In 2009 I was living in a very shitamachi-jyōcho (下町情緒) area of Ikebukuro in Tokyo where the festival was duly celebrated by the local neighbourhood. A tiny park area near our apartment was taken over with small stalls selling food or offering children’s games, and in the centre a scaffold tower, called a yagura (櫓 or 矢倉), had been constructed. Atop the tower a taiko (太鼓) drum had been set up, below which was a platform that encircled the tower. Loud music was playing from speakers set up around the space, and there were paper lanterns hung from poles and from the trees. Many of the people attending wore traditional, colourful yukata (浴衣), a light cotton summer-style kimono.
The Bon Festival, is the Lantern Festival or the Festival of the Dead. It is the traditional day of the Buddhist calendar on which the Japanese people remember their ancestors.
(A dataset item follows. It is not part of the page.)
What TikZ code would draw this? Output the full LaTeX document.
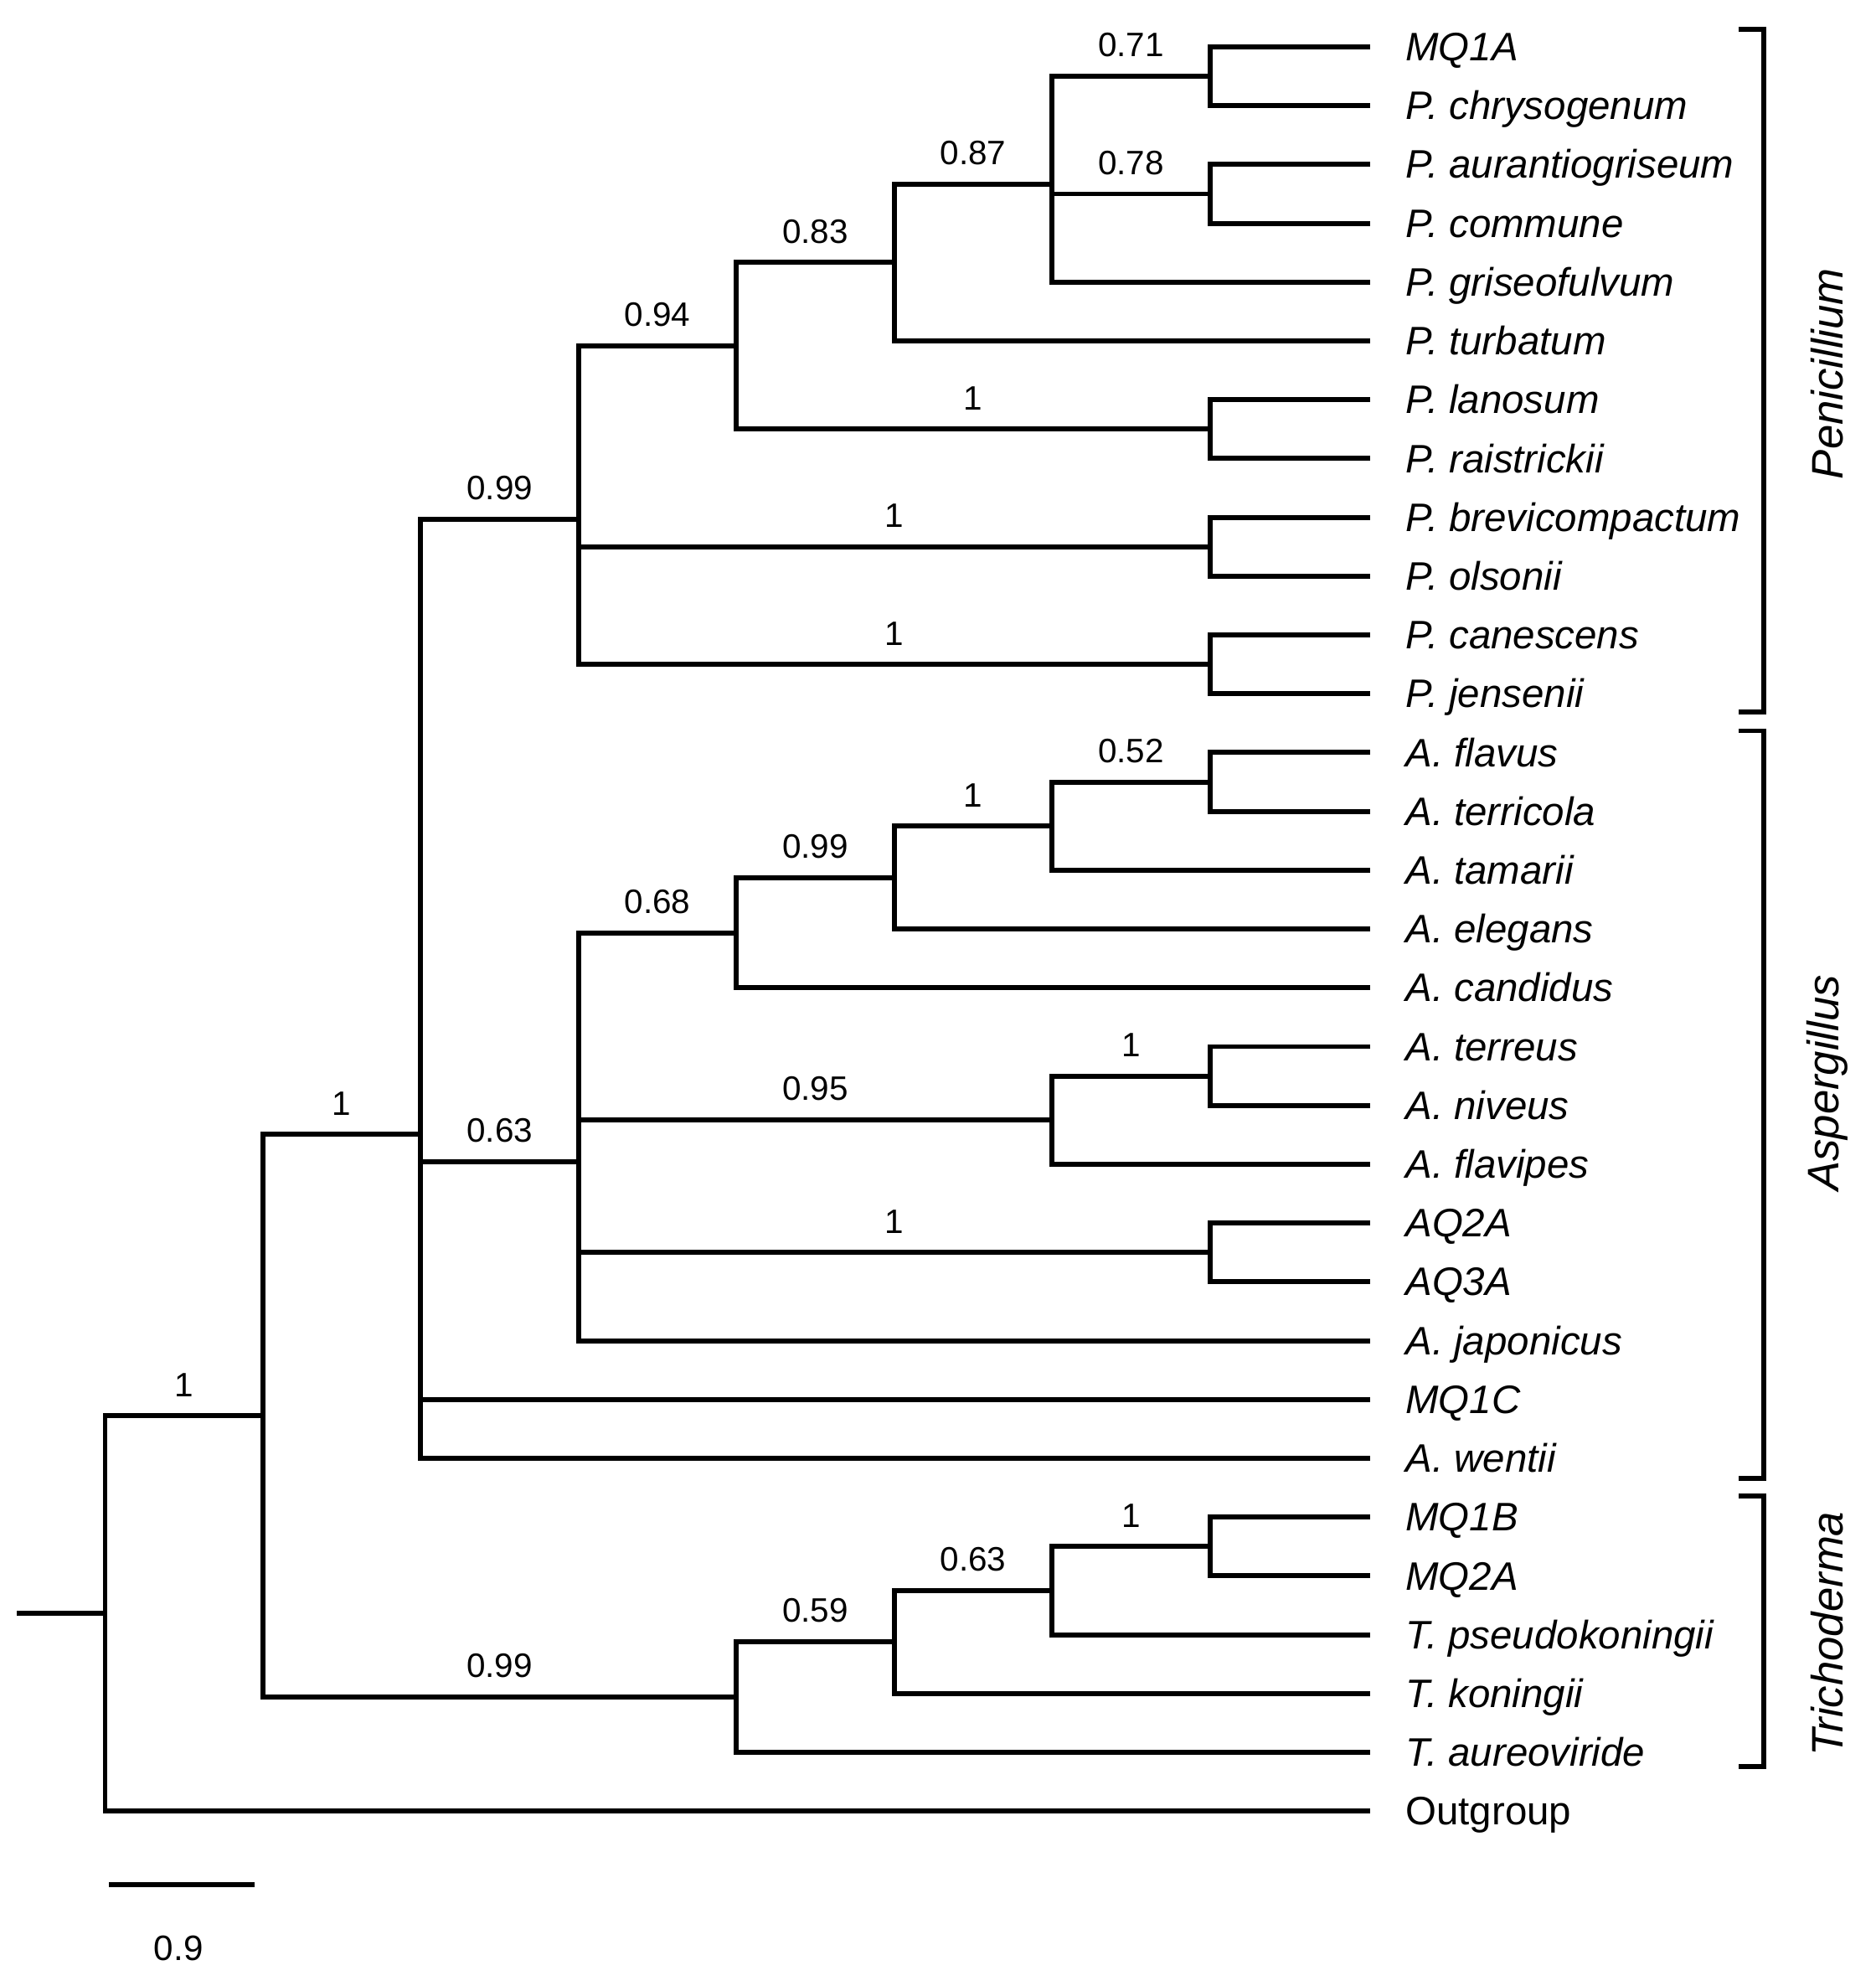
\documentclass[tikz,border=0pt]{standalone}
\usepackage{fontspec}
\setmainfont{Liberation Sans}
\begin{document}
\begin{tikzpicture}[x=0.015125cm,y=-0.015125cm,line width=1.7pt,line cap=rect,
  leaf/.style={anchor=base west,inner sep=0pt,font=\fontsize{13.5}{16}\selectfont\itshape},
  supp/.style={above=0.2cm,inner sep=0pt,font=\fontsize{11.5}{14}\selectfont},
  clade/.style={rotate=90,inner sep=0pt,font=\fontsize{15}{18}\selectfont\itshape}]
\useasboundingbox (0,0) rectangle (1481,1568);
% tips and names
\foreach \sp [count=\i] in {MQ1A,P. chrysogenum,P. aurantiogriseum,P. commune,
  P. griseofulvum,P. turbatum,P. lanosum,P. raistrickii,P. brevicompactum,
  P. olsonii,P. canescens,P. jensenii,A. flavus,A. terricola,A. tamarii,
  A. elegans,A. candidus,A. terreus,A. niveus,A. flavipes,AQ2A,AQ3A,
  A. japonicus,MQ1C,A. wentii,MQ1B,MQ2A,T. pseudokoningii,T. koningii,
  T. aureoviride}{
  \coordinate (t\i) at (1080,{37+(\i-1)*46.43});
  \node[leaf] (l\i) at ([shift={(28,11)}]t\i) {\sp};
}
\coordinate (t31) at (1080,1429.9);
\node[leaf,font=\fontsize{13.5}{16}\selectfont] (l31) at ([shift={(28,11)}]t31) {Outgroup};
% internal nodes
\coordinate (base) at (15,1273.9);
\coordinate (root) at (83,1273.9);
\coordinate (n1) at (207.6,1117.9);
\coordinate (n2) at (332.3,895.7);
\coordinate (pen) at (456.9,409.7);
\coordinate (f94) at (581.5,273.0);
\coordinate (d83) at (706.1,207.3);
\coordinate (c87) at (830.8,145.3);
\coordinate (a71) at (955.4,60.2);
\coordinate (b78) at (955.4,153.1);
\coordinate (e1) at (955.4,338.8);
\coordinate (g1) at (955.4,431.7);
\coordinate (h1) at (955.4,524.5);
\coordinate (asp) at (456.9,917.0);
\coordinate (l68) at (581.5,736.4);
\coordinate (k99) at (706.1,692.8);
\coordinate (j1) at (830.8,652.2);
\coordinate (i52) at (955.4,617.4);
\coordinate (n95) at (830.8,884.4);
\coordinate (m1) at (955.4,849.5);
\coordinate (o1) at (955.4,988.8);
\coordinate (tri) at (581.5,1340.0);
\coordinate (r59) at (706.1,1296.4);
\coordinate (q63) at (830.8,1255.8);
\coordinate (p1) at (955.4,1221.0);
% branches with support values
\draw (base) -- (root);
\foreach \p/\c/\v in {root/n1/1,n1/n2/1,n2/pen/0.99,pen/f94/0.94,f94/d83/0.83,
  d83/c87/0.87,c87/a71/0.71,c87/b78/0.78,f94/e1/1,pen/g1/1,pen/h1/1,
  n2/asp/0.63,asp/l68/0.68,l68/k99/0.99,k99/j1/1,j1/i52/0.52,asp/n95/0.95,
  n95/m1/1,asp/o1/1,n1/tri/0.99,tri/r59/0.59,r59/q63/0.63,q63/p1/1}
  \draw (\p) |- node[supp,pos=0.75] {\v} (\c);
% branches to tips
\foreach \p/\c in {a71/t1,a71/t2,b78/t3,b78/t4,c87/t5,d83/t6,e1/t7,e1/t8,
  g1/t9,g1/t10,h1/t11,h1/t12,i52/t13,i52/t14,j1/t15,k99/t16,l68/t17,
  m1/t18,m1/t19,n95/t20,o1/t21,o1/t22,asp/t23,n2/t24,n2/t25,p1/t26,
  p1/t27,q63/t28,r59/t29,tri/t30,root/t31}
  \draw (\p) |- (\c);
% clade brackets
\draw (1375,23) -| (1393,562) -- (1375,562);
\draw (1375,577) -| (1393,1167) -- (1375,1167);
\draw (1375,1181) -| (1393,1395) -- (1375,1395);
\node[clade] (penic) at (1443,295) {Penicillium};
\node[clade] (asper) at (1443,855) {Aspergillus};
\node[clade] (trich) at (1443,1290) {Trichoderma};
% scale bar
\coordinate (s0) at (88,1488);
\coordinate (s1) at (199,1488);
\draw (s0) -- (s1);
\node[font=\fontsize{12}{14}\selectfont] (slab) at (141,1538) {0.9};
\end{tikzpicture}
\end{document}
It’s a day to come together, reuniting with family and the local community at home; a time to tend the ancestral graves, and a time when the ancestral spirits are supposed to visit the ancestral shrines in people’s houses. It’s a tradition which is believed to go back as far as 500 years. The month in which Bon is celebrated depends of which type of calendar (lunar or solar) the particular area follows, consequently other parts of Japan hold the festival in August.
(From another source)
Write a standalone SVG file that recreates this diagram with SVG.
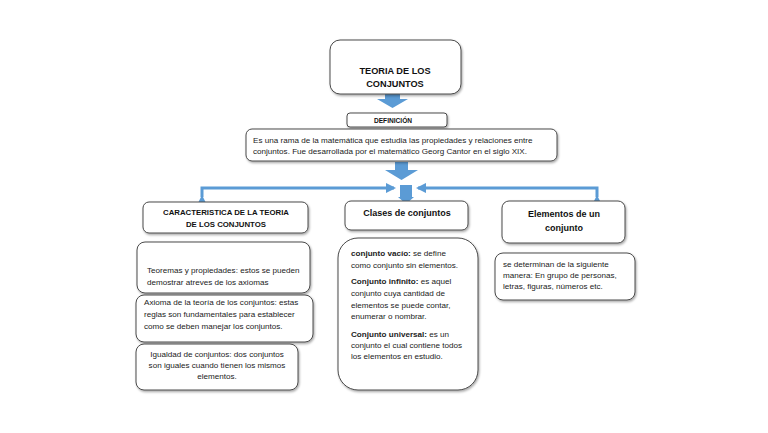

The Bon Festival is best noted across Japan for its characteristic dance styles, Bon Odori (盆踊り), which can vary from region to region. The dancers usually process in a very measured and mannered style around the yagura, making very precise gestures with their arms and legs, sometimes turning in to the yagura and sometimes turning away from it. In our neighbourhood the festival began early in the day and we could hear the music in our apartment. We went down to take a look, but the festival really comes into its own once the sun has gone down and the lanterns are all lit – this is when everyone, especially the small children in their yukata, joined in the dancing. It reminded me somewhat of the traditional maypole dances and summer fêtes back in the UK.
The day had been a typically sunny summer’s day, and the evening was nice and warm. There was quite a magical, relaxed and friendly atmosphere, with familiar faces from local the neighbourhood all smiling and saying ‘hello’ as everyone mingled near the yagura. It was the perfect day to round off the evening with a visit to our favourite family run unagi (鰻), grilled eel restaurant, just downstairs from our apartment – 美味しかった!
The accompanying photographs and short films were all taken by me at our, very small and very local, Bon Festival in Ikebukuro, Tokyo in July 2009.